==== Information provided
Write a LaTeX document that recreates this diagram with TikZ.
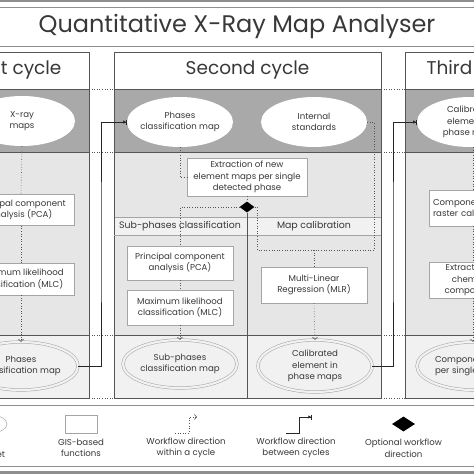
\documentclass[tikz,border=0pt]{standalone}
\usepackage{fontspec}
\setmainfont{Poppins}
\usetikzlibrary{shapes.geometric,arrows.meta,calc}
\definecolor{darkband}{HTML}{A9A9A9}
\definecolor{lightband}{HTML}{E6E6E6}
\definecolor{lowband}{HTML}{F1F1F1}
\definecolor{frame}{HTML}{555555}
\definecolor{boxline}{HTML}{A5A5A5}
\definecolor{ruleline}{HTML}{8E8E8E}
\definecolor{txt}{HTML}{383838}
\begin{document}
\begin{tikzpicture}[x=1pt,y=-1pt,
  every node/.style={text=txt},
  small/.style={font=\fontsize{8.6}{11.5}\selectfont},
  mid/.style={font=\fontsize{9.4}{12}\selectfont},
  ell/.style={ellipse,fill=white,minimum width=106pt,minimum height=50pt,inner xsep=-12pt,inner ysep=-4pt,align=center,small},
  dell/.style={ellipse,draw=boxline,double=lowband,double distance=2.2pt,line width=0.5pt,minimum width=114pt,minimum height=48pt,inner xsep=-12pt,inner ysep=-4pt,align=center,small},
  gbox/.style={rectangle,fill=white,draw=boxline,line width=0.5pt,minimum width=106pt,minimum height=32pt,inner sep=2pt,align=center,small},
  wf/.style={draw=frame,dotted,line width=0.6pt},
  wfa/.style={wf,-{Straight Barb[length=2.2pt,width=5pt,line width=0.6pt]}},
  bc/.style={draw=black!85,line width=0.7pt,-{Latex[length=3pt,width=3.5pt]Bar[width=5pt]}},
  cframe/.style={draw=frame,line width=0.7pt},
  gapdot/.style={draw=frame,dotted,line width=0.6pt},
  rulel/.style={draw=ruleline,line width=0.9pt},
  cyctitle/.style={font=\fontsize{18.5}{21}\selectfont},
  optdia/.style={diamond,fill=black,inner sep=0pt,aspect=1.4}
]
\useasboundingbox (0,0) rectangle (474,474);
% top title band
\fill[ruleline] (0,0) rectangle (474,2.2);
\draw[rulel] (0,7.5) -- (474,7.5);
\node[font=\fontsize{24}{28}\selectfont] (title) at (237,26) {Quantitative X-Ray Map Analyser};
\draw[rulel] (0,46) -- (474,46);

% cycle frames
\foreach \L/\R in {-180/89,114/381,405/680}{
  \fill[white] (\L,52) rectangle (\R,89);
  \fill[darkband] (\L,89) rectangle (\R,152);
  \fill[lightband] (\L,152) rectangle (\R,335);
  \fill[lowband] (\L,335) rectangle (\R,398);
  \draw[cframe] (\L,89) -- (\R,89) (\L,152) -- (\R,152) (\L,335) -- (\R,335);
  \draw[cframe] (\L,52) rectangle (\R,398);
}
\foreach \y in {89,152,335,398}{
  \draw[gapdot] (89,\y) -- (114,\y) (381,\y) -- (405,\y);
}
% sub-header of second cycle
\fill[lowband] (114,217) rectangle (381,235);
\draw[draw=boxline,line width=0.6pt] (114,217) -- (381,217) (114,235) -- (381,235);
\draw[cframe] (114,217) -- (114,235) (381,217) -- (381,235);
\node[mid] (subph) at (180,226) {Sub-phases classification};
\node[mid] (mapcal) at (314,226) {Map calibration};

% cycle titles
\node[cyctitle,anchor=east] (t1) at (65,70) {First cycle};
\node[cyctitle] (t2) at (247.5,70) {Second cycle};
\node[cyctitle,anchor=west] (t3) at (423,70) {Third cycle};

% first cycle
\node[ell] (xray) at (22,121) {X-ray\\maps};
\node[gbox,minimum height=31pt] (pca1) at (21,210) {Principal component\\analysis (PCA)};
\node[gbox,minimum height=32pt] (mlc1) at (21,279) {Maximum likelihood\\classification (MLC)};
\node[dell] (pcm1) at (21,366) {Phases\\classification map};

% second cycle
\node[ell] (pcm2) at (180,122) {Phases\\classification map};
\node[ell] (is) at (314,122) {Internal\\standards};
\node[gbox,minimum width=120pt,minimum height=38pt] (ext) at (247,177) {Extraction of new\\element maps per single\\detected phase};
\node[optdia,minimum width=15pt,minimum height=11pt] (dia) at (247,207) {};
\draw[cframe] (dia.south) -- (dia.south |- 0,398);
\node[gbox,minimum height=34pt] (pca2) at (180,263) {Principal component\\analysis (PCA)};
\node[gbox,minimum height=35pt] (mlc2) at (180,307.5) {Maximum likelihood\\classification (MLC)};
\node[dell] (spcm) at (180,364) {Sub-phases\\classification map};
\node[gbox,minimum height=36pt] (mlr) at (314,285) {Multi-Linear\\Regression (MLR)};
\node[dell,minimum height=52pt] (cal2) at (315,366) {Calibrated\\element in\\phase maps};

% third cycle
\node[ell] (cal3) at (470,122) {Calibrated\\element in\\phase maps};
\node[gbox,minimum width=86pt,minimum height=36pt,text width=78pt,align=left,inner sep=4pt] (comp3) at (472,208) {Component\\raster calculation};
\node[gbox,minimum width=86pt,minimum height=34pt] (ext3) at (472,280) {Extraction of\\chemical\\components};
\node[dell,text width=78pt,align=left] (cpsp) at (474,366) {Components\\per single phase};
\coordinate (col3) at (473,0);

% connectors within cycles
\draw[wf] (xray.south) -- (pca1.north);
\draw[wf] (pca1.south) -- (mlc1.north);
\draw[wfa] (mlc1.south) -- (pcm1.north);
\draw[wf] (pcm2.south) |- (ext.west);
\draw[wf] (ext.south) -- (dia.north);
\draw[wf] (dia.west) -| (pca2.north);
\coordinate (c1) at (374,250);
\coordinate (c2) at (257,250);
\draw[wf] (is.east) -| (c1) -- (c2) |- (dia.east);
\draw[wf] (mlr.north |- c1) -- (mlr.north);
\draw[wf] (pca2.south) -- (mlc2.north);
\draw[wfa] (mlc2.south) -- (spcm.north);
\draw[wfa] (mlr.south) -- (cal2.north);
\draw[wf] (cal3.south -| col3) -- (comp3.north -| col3);
\draw[wf] (comp3.south -| col3) -- (ext3.north -| col3);
\draw[wfa] (ext3.south -| col3) -- (cpsp.north -| col3);

% connectors between cycles
\coordinate (j1) at (101,240);
\draw[bc] (pcm1.east) -| (j1) |- (pcm2.west);
\coordinate (j2) at (393,240);
\draw[bc] (cal2.east) -| (j2) |- (cal3.west);

% legend
\draw[rulel] (0,405) -- (474,405);
\draw[rulel] (0,466) -- (474,466);
\fill[ruleline] (0,470.5) rectangle (474,474);
\node[ellipse,draw=boxline,line width=0.5pt,minimum width=34pt,minimum height=18pt] (lgell) at (-10,424) {};
\node[small,anchor=east] (lgelltxt) at (8.5,455) {Dataset};
\node[rectangle,draw=boxline,fill=white,line width=0.5pt,minimum width=32pt,minimum height=18pt,inner sep=0pt] (lgbox) at (81,424) {};
\node[small,align=center] (lgboxtxt) at (81,448) {GIS-based\\functions};
\coordinate (lw1) at (175,433);
\coordinate (lw2) at (189,417);
\coordinate (lw3) at (197,417);
\draw[wfa] (lw1) -| (lw2) -- (lw3);
\node[small,align=center] (lgwftxt) at (186,448) {Workflow direction\\within a cycle};
\coordinate (lb1) at (286,433);
\coordinate (lb2) at (299,417);
\coordinate (lb3) at (312,417);
\draw[bc] (lb1) -| (lb2) -- (lb3);
\node[small,align=center] (lgbctxt) at (296,448) {Workflow direction\\between cycles};
\node[optdia,minimum width=23pt,minimum height=15pt] (lgdia) at (403.5,424) {};
\node[small,align=center] (lgdiatxt) at (403.5,448) {Optional workflow\\direction};
\end{tikzpicture}
\end{document}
========
* **Direction**
Everything from the first line to the line with "(0,46) -- (474,46);" must be repeated exactly, and nothing else. Leave the pictures out.

* **The output**
Write a LaTeX document that recreates this diagram with TikZ.
\documentclass[tikz,border=0pt]{standalone}
\usepackage{fontspec}
\setmainfont{Poppins}
\usetikzlibrary{shapes.geometric,arrows.meta,calc}
\definecolor{darkband}{HTML}{A9A9A9}
\definecolor{lightband}{HTML}{E6E6E6}
\definecolor{lowband}{HTML}{F1F1F1}
\definecolor{frame}{HTML}{555555}
\definecolor{boxline}{HTML}{A5A5A5}
\definecolor{ruleline}{HTML}{8E8E8E}
\definecolor{txt}{HTML}{383838}
\begin{document}
\begin{tikzpicture}[x=1pt,y=-1pt,
  every node/.style={text=txt},
  small/.style={font=\fontsize{8.6}{11.5}\selectfont},
  mid/.style={font=\fontsize{9.4}{12}\selectfont},
  ell/.style={ellipse,fill=white,minimum width=106pt,minimum height=50pt,inner xsep=-12pt,inner ysep=-4pt,align=center,small},
  dell/.style={ellipse,draw=boxline,double=lowband,double distance=2.2pt,line width=0.5pt,minimum width=114pt,minimum height=48pt,inner xsep=-12pt,inner ysep=-4pt,align=center,small},
  gbox/.style={rectangle,fill=white,draw=boxline,line width=0.5pt,minimum width=106pt,minimum height=32pt,inner sep=2pt,align=center,small},
  wf/.style={draw=frame,dotted,line width=0.6pt},
  wfa/.style={wf,-{Straight Barb[length=2.2pt,width=5pt,line width=0.6pt]}},
  bc/.style={draw=black!85,line width=0.7pt,-{Latex[length=3pt,width=3.5pt]Bar[width=5pt]}},
  cframe/.style={draw=frame,line width=0.7pt},
  gapdot/.style={draw=frame,dotted,line width=0.6pt},
  rulel/.style={draw=ruleline,line width=0.9pt},
  cyctitle/.style={font=\fontsize{18.5}{21}\selectfont},
  optdia/.style={diamond,fill=black,inner sep=0pt,aspect=1.4}
]
\useasboundingbox (0,0) rectangle (474,474);
% top title band
\fill[ruleline] (0,0) rectangle (474,2.2);
\draw[rulel] (0,7.5) -- (474,7.5);
\node[font=\fontsize{24}{28}\selectfont] (title) at (237,26) {Quantitative X-Ray Map Analyser};
\draw[rulel] (0,46) -- (474,46);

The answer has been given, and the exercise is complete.